■ **GIVEN EXERCISE**
Exclude the pictures, then copy all remaining records exactly.

(Source code of charts)
»»

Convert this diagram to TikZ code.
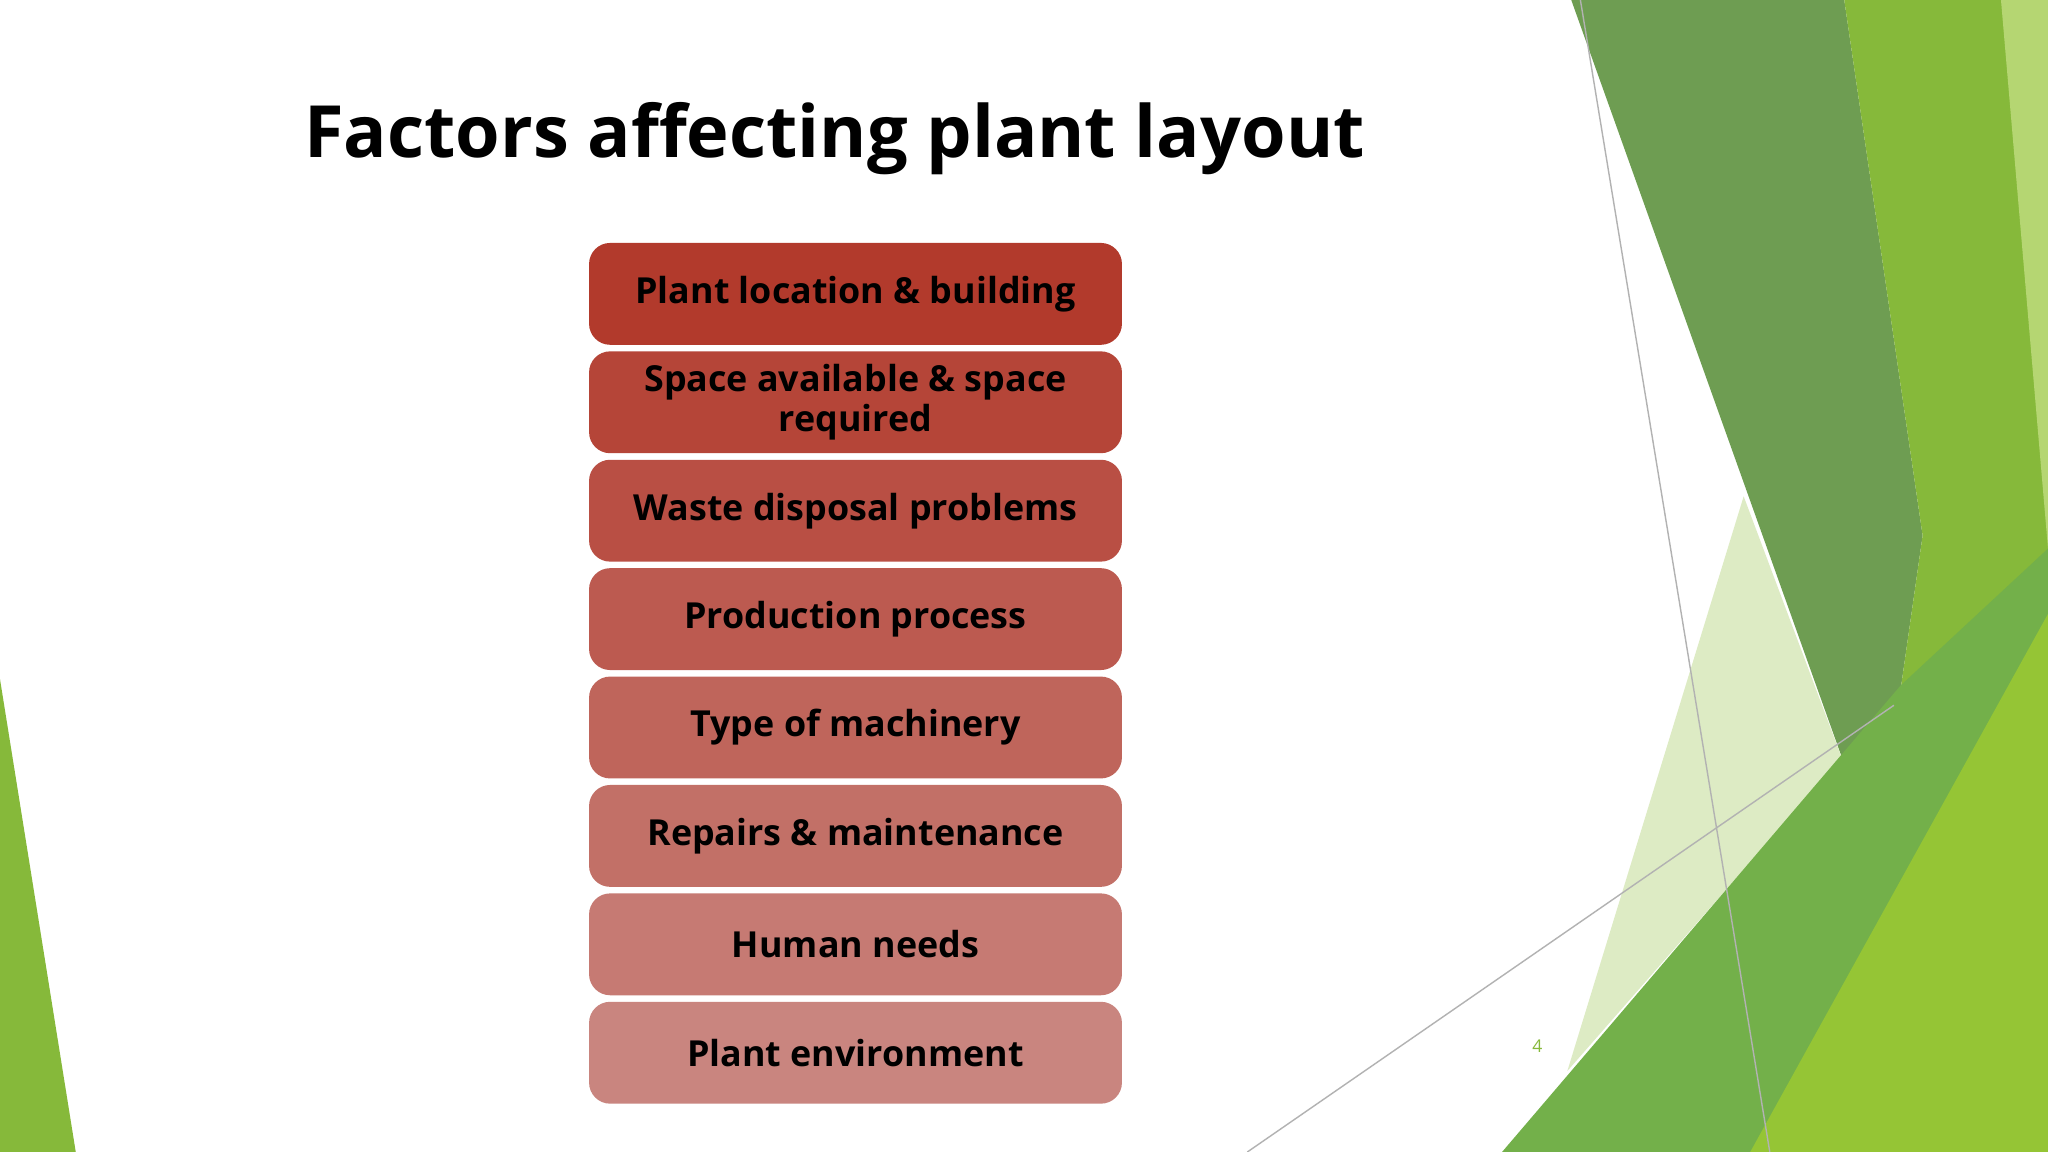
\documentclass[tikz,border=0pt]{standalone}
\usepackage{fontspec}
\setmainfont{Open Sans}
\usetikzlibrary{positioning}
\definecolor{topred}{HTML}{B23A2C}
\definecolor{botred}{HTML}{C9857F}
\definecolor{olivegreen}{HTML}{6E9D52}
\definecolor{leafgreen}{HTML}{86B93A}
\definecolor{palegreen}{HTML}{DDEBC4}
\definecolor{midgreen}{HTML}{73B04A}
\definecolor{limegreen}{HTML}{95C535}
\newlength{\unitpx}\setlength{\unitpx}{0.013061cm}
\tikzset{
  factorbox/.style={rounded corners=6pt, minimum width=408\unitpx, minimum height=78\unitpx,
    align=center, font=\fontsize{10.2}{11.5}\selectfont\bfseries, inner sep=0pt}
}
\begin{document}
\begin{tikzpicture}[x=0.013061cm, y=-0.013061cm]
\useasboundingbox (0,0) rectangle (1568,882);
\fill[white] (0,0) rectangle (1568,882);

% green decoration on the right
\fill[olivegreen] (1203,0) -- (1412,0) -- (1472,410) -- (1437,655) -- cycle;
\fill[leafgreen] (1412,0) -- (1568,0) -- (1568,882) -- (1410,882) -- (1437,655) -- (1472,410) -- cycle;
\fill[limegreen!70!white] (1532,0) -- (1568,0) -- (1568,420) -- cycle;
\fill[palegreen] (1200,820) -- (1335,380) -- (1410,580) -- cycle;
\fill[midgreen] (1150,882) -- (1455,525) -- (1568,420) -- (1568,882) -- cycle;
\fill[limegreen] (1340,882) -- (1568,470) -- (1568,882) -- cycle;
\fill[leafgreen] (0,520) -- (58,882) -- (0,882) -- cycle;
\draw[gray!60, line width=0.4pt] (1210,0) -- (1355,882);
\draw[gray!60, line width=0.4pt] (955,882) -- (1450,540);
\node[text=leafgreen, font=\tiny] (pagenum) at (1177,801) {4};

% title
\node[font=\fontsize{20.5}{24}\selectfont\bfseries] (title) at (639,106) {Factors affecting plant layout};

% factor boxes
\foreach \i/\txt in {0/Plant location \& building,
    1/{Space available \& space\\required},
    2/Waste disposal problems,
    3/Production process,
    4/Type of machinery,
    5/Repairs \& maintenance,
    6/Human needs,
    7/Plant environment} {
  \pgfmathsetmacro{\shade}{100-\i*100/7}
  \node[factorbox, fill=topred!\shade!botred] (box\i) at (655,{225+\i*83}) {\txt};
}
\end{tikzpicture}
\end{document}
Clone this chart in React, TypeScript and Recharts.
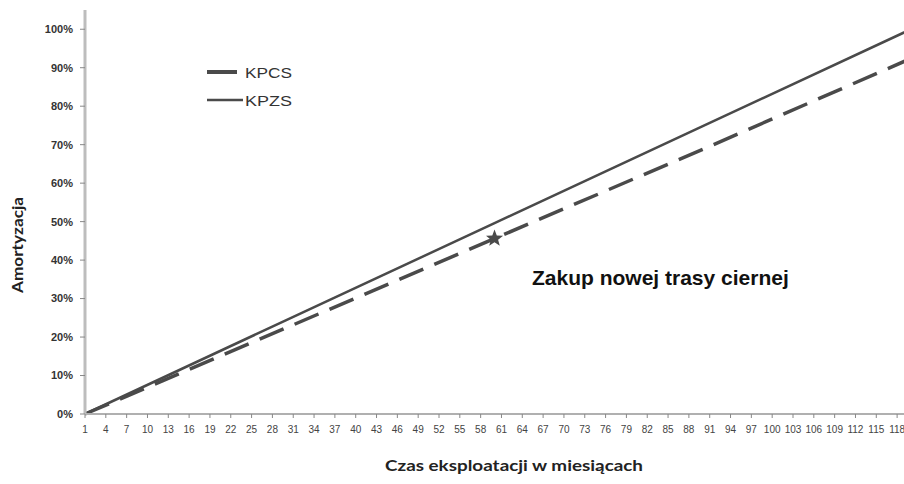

««

■ **REPLY TO THE EXERCISE**
Convert this diagram to TikZ code.
\documentclass[tikz,border=0pt]{standalone}
\usepackage{fontspec}
\setmainfont{Open Sans}
\usetikzlibrary{positioning}
\definecolor{topred}{HTML}{B23A2C}
\definecolor{botred}{HTML}{C9857F}
\definecolor{olivegreen}{HTML}{6E9D52}
\definecolor{leafgreen}{HTML}{86B93A}
\definecolor{palegreen}{HTML}{DDEBC4}
\definecolor{midgreen}{HTML}{73B04A}
\definecolor{limegreen}{HTML}{95C535}
\newlength{\unitpx}\setlength{\unitpx}{0.013061cm}
\tikzset{
  factorbox/.style={rounded corners=6pt, minimum width=408\unitpx, minimum height=78\unitpx,
    align=center, font=\fontsize{10.2}{11.5}\selectfont\bfseries, inner sep=0pt}
}
\begin{document}
\begin{tikzpicture}[x=0.013061cm, y=-0.013061cm]
\useasboundingbox (0,0) rectangle (1568,882);
\fill[white] (0,0) rectangle (1568,882);

% green decoration on the right
\fill[olivegreen] (1203,0) -- (1412,0) -- (1472,410) -- (1437,655) -- cycle;
\fill[leafgreen] (1412,0) -- (1568,0) -- (1568,882) -- (1410,882) -- (1437,655) -- (1472,410) -- cycle;
\fill[limegreen!70!white] (1532,0) -- (1568,0) -- (1568,420) -- cycle;
\fill[palegreen] (1200,820) -- (1335,380) -- (1410,580) -- cycle;
\fill[midgreen] (1150,882) -- (1455,525) -- (1568,420) -- (1568,882) -- cycle;
\fill[limegreen] (1340,882) -- (1568,470) -- (1568,882) -- cycle;
\fill[leafgreen] (0,520) -- (58,882) -- (0,882) -- cycle;
\draw[gray!60, line width=0.4pt] (1210,0) -- (1355,882);
\draw[gray!60, line width=0.4pt] (955,882) -- (1450,540);
\node[text=leafgreen, font=\tiny] (pagenum) at (1177,801) {4};

% title
\node[font=\fontsize{20.5}{24}\selectfont\bfseries] (title) at (639,106) {Factors affecting plant layout};

% factor boxes
\foreach \i/\txt in {0/Plant location \& building,
    1/{Space available \& space\\required},
    2/Waste disposal problems,
    3/Production process,
    4/Type of machinery,
    5/Repairs \& maintenance,
    6/Human needs,
    7/Plant environment} {
  \pgfmathsetmacro{\shade}{100-\i*100/7}
  \node[factorbox, fill=topred!\shade!botred] (box\i) at (655,{225+\i*83}) {\txt};
}
\end{tikzpicture}
\end{document}
Clone this chart in React, TypeScript and Recharts.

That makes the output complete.